I ran into an Elm feature the other day which allows you to overwrite
anyone's files (provided that certain conditions are met). When Elm is
started, it creates /tmp/mbox.Mailbox, which is there only to tell it that a
copy of Elm is running. When you go to "m)ail a message", two more files are
created: /tmp/snd.PID and /tmp/est.PID, where PID is the PID of that Elm
process. snd.PID is the tempfile where the actual message you're writing is
stored, and est.PID contains some sort of temporary data. The problem lies
in the fact that Elm doesn't check if these already exist, and the filenames
are quite predictable.
If you are so inclined, you could write a program to keep checking if people
are starting Elm, and when someone does, make appropriate hard links, for
example /tmp/est.PID -> /home/victim/important_file, and when the victim
goes to compose a new message, his important_file will be trash.

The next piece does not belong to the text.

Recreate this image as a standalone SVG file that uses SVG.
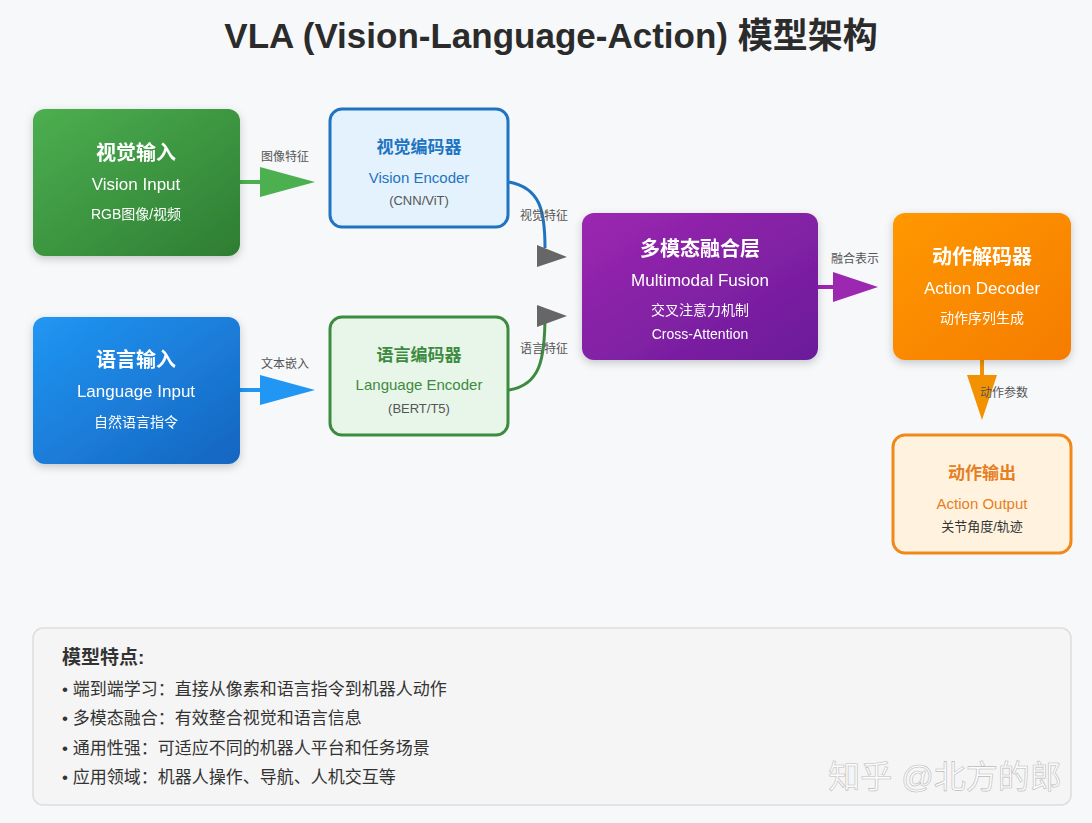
<svg xmlns="http://www.w3.org/2000/svg" width="1092" height="823" viewBox="0 0 1092 823">
<defs>
<linearGradient id="gG" x1="0" y1="0" x2="1" y2="1"><stop offset="0" stop-color="#4caf50"/><stop offset="1" stop-color="#2e7d32"/></linearGradient>
<linearGradient id="gB" x1="0" y1="0" x2="1" y2="1"><stop offset="0" stop-color="#2196f3"/><stop offset="1" stop-color="#1565c0"/></linearGradient>
<linearGradient id="gP" x1="0" y1="0" x2="1" y2="1"><stop offset="0" stop-color="#9c27b0"/><stop offset="1" stop-color="#6a1b9a"/></linearGradient>
<linearGradient id="gO" x1="0" y1="0" x2="1" y2="1"><stop offset="0" stop-color="#ff9800"/><stop offset="1" stop-color="#f57c00"/></linearGradient>
<filter id="sh" x="-20%" y="-20%" width="140%" height="150%"><feDropShadow dx="0" dy="3" stdDeviation="4" flood-opacity="0.2"/></filter>
</defs>
<style>
text{font-family:"Liberation Sans","Noto Sans CJK SC",sans-serif;text-anchor:middle}
.t{font-size:20px;font-weight:bold;fill:#fff}
.s{font-size:17px;fill:#fff}
.x{font-size:14px;fill:#fff}
.lb{font-size:12px;fill:#555}
.li{font-size:17px;fill:#333;text-anchor:start}
</style>
<rect width="1092" height="823" fill="#f7f8fa"/>
<text x="551" y="48" font-size="35" font-weight="bold" fill="#2b2b2b">VLA (Vision-Language-Action) 模型架构</text>

<g id="connectors" fill="none" stroke-width="4">
<path d="M240,182H260" stroke="#4caf50"/><path d="M260,167L315,182L260,197z" fill="#4caf50" stroke="none"/>
<path d="M240,390H260" stroke="#2196f3"/><path d="M260,375L315,390L260,405z" fill="#2196f3" stroke="none"/>
<path d="M509,182C540,188 545,210 545,248" stroke="#1f74c1" stroke-width="3"/><path d="M537,245L567,257L537,267z" fill="#666" stroke="none"/>
<path d="M509,390C540,385 545,360 545,315" stroke="#3d8b40" stroke-width="3"/><path d="M537,305L567,316L537,327z" fill="#666" stroke="none"/>
<path d="M818,287H833" stroke="#9c27b0"/><path d="M833,272L878,287L833,302z" fill="#9c27b0" stroke="none"/>
<path d="M982,360V375" stroke="#f39200"/><path d="M967,375L982,420L997,375z" fill="#f39200" stroke="none"/>
</g>
<g id="labels">
<text class="lb" x="285" y="161">图像特征</text>
<text class="lb" x="285" y="368">文本嵌入</text>
<text class="lb" x="544" y="220">视觉特征</text>
<text class="lb" x="544" y="353">语言特征</text>
<text class="lb" x="855" y="263">融合表示</text>
<text class="lb" x="1004" y="397">动作参数</text>
</g>

<g id="vision-input" filter="url(#sh)"><rect x="33" y="109" width="207" height="147" rx="12" fill="url(#gG)"/>
<text class="t" x="136" y="160">视觉输入</text><text class="s" x="136" y="190">Vision Input</text><text class="x" x="136" y="219">RGB图像/视频</text></g>
<g id="language-input" filter="url(#sh)"><rect x="33" y="317" width="207" height="147" rx="12" fill="url(#gB)"/>
<text class="t" x="136" y="367">语言输入</text><text class="s" x="136" y="397">Language Input</text><text class="x" x="136" y="427">自然语言指令</text></g>
<g id="vision-encoder"><rect x="330" y="109" width="178" height="118" rx="12" fill="#e3f2fd" stroke="#1f74c1" stroke-width="3"/>
<text x="419" y="153" font-size="17" font-weight="bold" fill="#1f74c1">视觉编码器</text><text x="419" y="183" font-size="15" fill="#1f74c1">Vision Encoder</text><text x="419" y="205" font-size="13" fill="#555">(CNN/ViT)</text></g>
<g id="language-encoder"><rect x="330" y="317" width="178" height="118" rx="12" fill="#e8f5e9" stroke="#3d8b40" stroke-width="3"/>
<text x="419" y="361" font-size="17" font-weight="bold" fill="#3d8b40">语言编码器</text><text x="419" y="390" font-size="15" fill="#3d8b40">Language Encoder</text><text x="419" y="413" font-size="13" fill="#555">(BERT/T5)</text></g>
<g id="fusion" filter="url(#sh)"><rect x="582" y="213" width="236" height="147" rx="12" fill="url(#gP)"/>
<text class="t" x="700" y="256">多模态融合层</text><text class="s" x="700" y="286">Multimodal Fusion</text><text class="x" x="700" y="315">交叉注意力机制</text><text class="x" x="700" y="339">Cross-Attention</text></g>
<g id="action-decoder" filter="url(#sh)"><rect x="893" y="213" width="178" height="147" rx="12" fill="url(#gO)"/>
<text class="t" x="982" y="264">动作解码器</text><text class="s" x="982" y="294">Action Decoder</text><text class="x" x="982" y="323">动作序列生成</text></g>
<g id="action-output"><rect x="893" y="435" width="178" height="118" rx="12" fill="#fff3e0" stroke="#f0891a" stroke-width="3"/>
<text x="982" y="479" font-size="17" font-weight="bold" fill="#e67e22">动作输出</text><text x="982" y="509" font-size="15" fill="#e67e22">Action Output</text><text x="982" y="531" font-size="13" fill="#333">关节角度/轨迹</text></g>

<g id="features"><rect x="33" y="628" width="1038" height="177" rx="10" fill="#f5f5f5" stroke="#ddd" stroke-width="1.5"/>
<text x="62" y="664" font-size="19" font-weight="bold" fill="#333" style="text-anchor:start">模型特点:</text>
<text class="li" x="62" y="695">• 端到端学习：直接从像素和语言指令到机器人动作</text>
<text class="li" x="62" y="724">• 多模态融合：有效整合视觉和语言信息</text>
<text class="li" x="62" y="754">• 通用性强：可适应不同的机器人平台和任务场景</text>
<text class="li" x="62" y="783">• 应用领域：机器人操作、导航、人机交互等</text>
</g>
<text x="945" y="788" font-size="32" fill="#fff" stroke="#bbb" stroke-width="0.6" fill-opacity="0.8">知乎 @北方的郎</text>
</svg>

Another thing this can be used for is stealing the person's mail. If you
hardlink /tmp/snd.PID to a world writable file owned by you, the message
that the user writes will be written to it and elm wont have permission to
remove it (since its owned by you), so you end up with the mail that the
victim sent. Its possible to set up a daemon to grab ALL outgoing mail of a
user, this way.
Fix? Well, Elm should check for the existence of these temporary files
before writing to them. If they are there, it should just give an error
message and quit. But, then again, this would make it possible for people to
deny everyone Elm service by simply touch-ing all the possible tempfile
names in /tmp... anyway.
The only version I tried this on is 2.4 PL24 (Linux), which I think is the
latest one.
If I've discovered an old bug, I apologize.